Here are some guidelines to help you choose:

Use substitution when:

  • One equation is already solved for a variable
  • One equation can be easily solved for a variable with integer coefficients
  • The coefficients are not conducive to elimination (no obvious multiples)

Use elimination when:

  • The coefficients of one variable are the same in both equations
  • The coefficients of one variable are negatives of each other
  • You can easily multiply one equation to make coefficients match

With practice, you'll develop an intuition for which method will be more efficient for a given problem.

What are some common mistakes to avoid when using substitution?

Avoid these frequent errors:

  1. Sign errors: Be especially careful with negative signs when substituting expressions.
  2. Distribution errors: Remember to distribute multiplication over addition when substituting expressions with multiple terms.
  3. Forgetting to solve for the second variable: After finding one variable, don't forget to back-substitute to find the other.
  4. Arithmetic errors: Simple addition, subtraction, or multiplication mistakes can lead to wrong answers. Always double-check your calculations.
  5. Misinterpreting word problems: Make sure you're setting up the correct equations based on the problem description.
  6. Not verifying solutions: Always plug your solutions back into both original equations to ensure they work.
Can substitution be used with non-linear equations?

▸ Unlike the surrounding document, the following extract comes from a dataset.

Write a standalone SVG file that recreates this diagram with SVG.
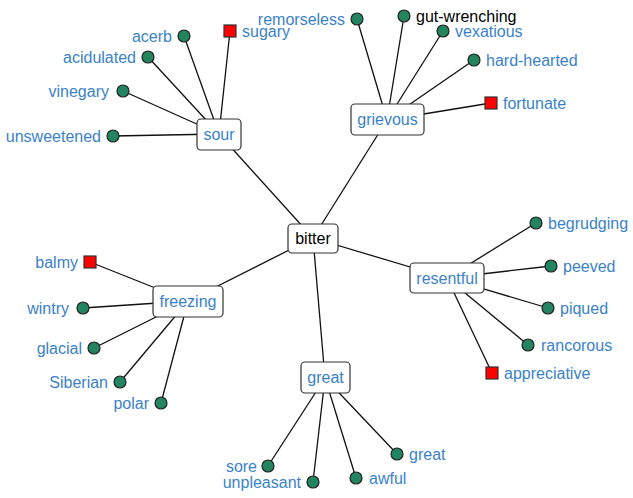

Yes, substitution works with non-linear equations, though the process can be more complex. For example, you might have a system with a linear equation and a quadratic equation:

y = x² + 3x - 4
y = 2x + 5

Substitute the second equation into the first:

2x + 5 = x² + 3x - 4
0 = x² + x - 9

This is a quadratic equation that can be solved using the quadratic formula. You might get two solutions for x, and corresponding y values for each.

Substitution can also be used with other types of non-linear equations, like exponential or trigonometric equations, though these often require more advanced techniques to solve.

How is variable substitution used in computer programming?

Variable substitution is fundamental in computer programming and algorithm design:

  • Algorithmic Solutions: Many algorithms for solving systems of equations in code use substitution as part of their process.
  • Symbolic Computation: Computer algebra systems (like Mathematica or SymPy in Python) use substitution to simplify and solve equations symbolically.
  • Template Engines: In web development, template engines use variable substitution to replace placeholders with actual values when generating HTML pages.
  • Macros and Preprocessors: In programming languages, macros and preprocessors often use substitution to replace tokens with their defined values before compilation.
  • Data Processing: When working with datasets, substitution is used to replace missing values, clean data, or transform variables.

In numerical computing, substitution is often used in iterative methods for solving large systems of equations that can't be solved directly.